Cadence refers to the number of revolutions per minute (RPM) of the pedals. Maintaining an optimal cadence (typically between 80-100 RPM for experienced cyclists) allows for more efficient use of muscle energy and reduces fatigue. By shifting gears, riders can maintain a consistent cadence regardless of terrain changes.

FAQ 6: Why don’t bicycles fall over when moving?

A bicycle stays upright due to a combination of gyroscopic effects from the rotating wheels and the rider’s ability to counter-steer. The gyroscopic effect provides some stability, but the primary factor is the rider’s ability to make small steering adjustments to maintain balance. These adjustments, often subconscious, involve leaning into turns and subtly adjusting the handlebars.

FAQ 7: What are clipless pedals, and how do they work?

Clipless pedals, despite their name, actually clip the rider’s shoe directly to the pedal. Special cycling shoes with cleats attach to the pedal, allowing for more efficient power transfer. They allow riders to not only push down on the pedals but also pull up, utilizing more muscle groups and increasing overall efficiency.

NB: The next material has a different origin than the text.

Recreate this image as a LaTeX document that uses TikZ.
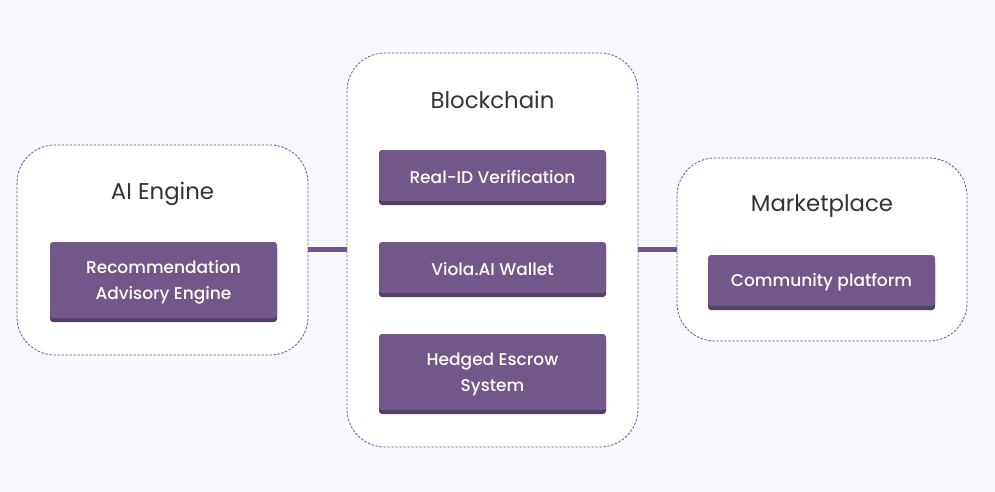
\documentclass[tikz,border=0pt]{standalone}
\usepackage{fontspec}
\setmainfont{Poppins}
\newfontfamily\pmed{Poppins Medium}
\definecolor{bg}{HTML}{F8F9FE}
\definecolor{boxfill}{HTML}{72578A}
\definecolor{boxshadow}{HTML}{524066}
\definecolor{dashc}{HTML}{6E5590}
\definecolor{linkc}{HTML}{6E5590}
\definecolor{titlec}{HTML}{333333}
\begin{document}
\begin{tikzpicture}[x=1pt,y=-1pt,
  container/.style={draw=dashc, dashed, dash pattern=on 2.5pt off 1.5pt, line width=0.8pt, fill=white, rounded corners=38pt},
  title/.style={font=\fontsize{22.8}{26}\selectfont, text=titlec},
  itembox/.style={text=white, font=\pmed\fontsize{17}{26}\selectfont, align=center},
  link/.style={draw=linkc, line width=5pt}
]
\fill[bg] (0,0) rectangle (995,492);
\useasboundingbox (0,0) rectangle (995,492);
% containers
\draw[container] (17,145) rectangle (308,355);
\draw[container] (347,53) rectangle (638,447);
\draw[container] (677,158) rectangle (967,341);
\coordinate (aiR) at (308,249);
\coordinate (bcL) at (347,249);
\coordinate (bcR) at (638,249);
\coordinate (mkL) at (677,249);
\draw[link] (aiR) -- (bcL);
\draw[link] (bcR) -- (mkL);
% titles
\node[title] (tai) at (162.5,193.5) {AI Engine};
\node[title] (tbc) at (492.5,100) {Blockchain};
\node[title] (tmk) at (822,206.5) {Marketplace};
% item boxes (shadow + body)
\fill[boxshadow, rounded corners=3pt] (50,246) rectangle (277,322);
\fill[boxfill, rounded corners=3pt] (50,242) rectangle (277,318);
\node[itembox] (rec) at (163.5,282.5) {Recommendation\\Advisory Engine};
\fill[boxshadow, rounded corners=3pt] (379,154) rectangle (606,205);
\fill[boxfill, rounded corners=3pt] (379,150) rectangle (606,201);
\node[itembox] (rid) at (492.5,177) {Real-ID Verification};
\fill[boxshadow, rounded corners=3pt] (379,246) rectangle (606,297);
\fill[boxfill, rounded corners=3pt] (379,242) rectangle (606,293);
\node[itembox] (wal) at (492.5,269) {Viola.AI Wallet};
\fill[boxshadow, rounded corners=3pt] (379,338) rectangle (606,414);
\fill[boxfill, rounded corners=3pt] (379,334) rectangle (606,410);
\node[itembox] (esc) at (492.5,374.5) {Hedged Escrow\\System};
\fill[boxshadow, rounded corners=3pt] (708,259) rectangle (935,310);
\fill[boxfill, rounded corners=3pt] (708,255) rectangle (935,306);
\node[itembox] (com) at (821.5,282) {Community platform};
\end{tikzpicture}
\end{document}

FAQ 8: What is the difference between road bikes, mountain bikes, and hybrid bikes?

Road bikes are designed for speed and efficiency on paved surfaces. They feature lightweight frames, drop handlebars, and narrow tires. Mountain bikes are built for off-road riding, with robust frames, suspension systems, and knobby tires for traction. Hybrid bikes are a blend of road and mountain bike features, offering versatility for both paved and unpaved surfaces.

FAQ 9: How does suspension work on a mountain bike?

Suspension on a mountain bike typically consists of a front suspension fork and a rear shock absorber. These components use springs (coil or air) and dampers to absorb bumps and impacts, providing a smoother ride and improved control on rough terrain. Damping controls the speed at which the suspension compresses and rebounds, preventing excessive bouncing.

FAQ 10: What is rolling resistance, and how can I minimize it?

Rolling resistance is the force that opposes the motion of a rolling object, in this case, the bicycle tire. Factors that contribute to rolling resistance include tire pressure, tire construction, and road surface. To minimize rolling resistance, inflate your tires to the recommended pressure, choose tires with a smooth tread pattern, and ride on smooth surfaces whenever possible.

FAQ 11: How does aerodynamics affect bicycle speed?

Aerodynamics plays a significant role in bicycle speed, especially at higher velocities. Air resistance increases exponentially with speed, meaning that the faster you go, the more energy you need to overcome air resistance. Frame design, rider position, and clothing can all affect a bicycle’s aerodynamic performance. Streamlined frames, tucked riding positions, and aerodynamic clothing can significantly reduce drag and increase speed.

FAQ 12: What is bike fitting, and why is it important?

Bike fitting is the process of adjusting a bicycle to properly fit a rider’s body dimensions and riding style. A proper bike fit can improve comfort, efficiency, and prevent injuries. It involves adjusting saddle height, handlebar position, and cleat placement to optimize the rider’s position on the bike.